High Availability (HA) is an automated process designed to handle localized failures (a single server, a switch) with minimal downtime, usually within the same data center. Disaster Recovery (DR) is a typically manual process designed to recover from a catastrophic event that takes out an entire data center (a fire, a flood) by failing over to a geographically separate location.
What is a “split-brain” scenario in a cluster?
A split-brain occurs when the communication link between cluster nodes fails, and each node incorrectly believes the other is down. This can lead to both nodes becoming active simultaneously, accessing the same shared storage, and writing conflicting data, which leads to severe data corruption. This is precisely what fencing is designed to prevent.

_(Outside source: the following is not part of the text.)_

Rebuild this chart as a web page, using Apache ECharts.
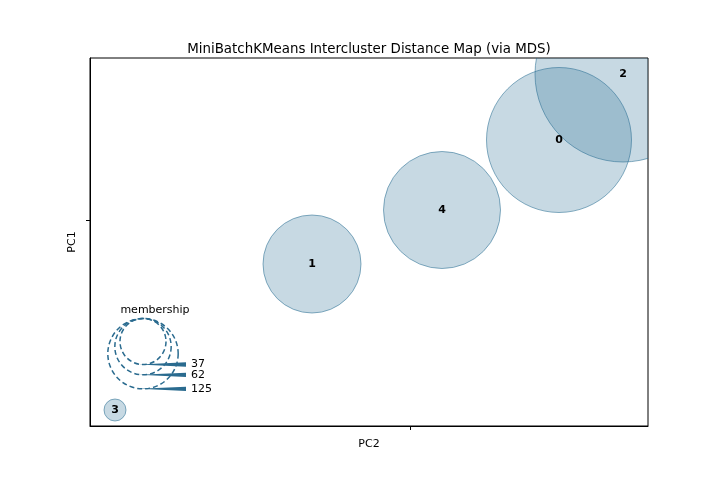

Do I always need shared storage for a Linux HA cluster?
No, not always. For services that can replicate their own data, like some modern databases (e.g., Galera Cluster for MariaDB) or web servers with replicated content, you can have a “shared-nothing” cluster. However, for traditional applications and file servers, shared storage (via SAN, iSCSI, or DRBD) is the standard and often simplest approach.
How fast is a typical failover process?
The time can vary from a few seconds to over a minute. It depends on several factors: the heartbeat failure detection time, the time it takes to confirm fencing, and most importantly, the time it takes for your application or database to start up on the new node. A simple web server failover is very fast, while a large database that needs to perform recovery on startup will take longer.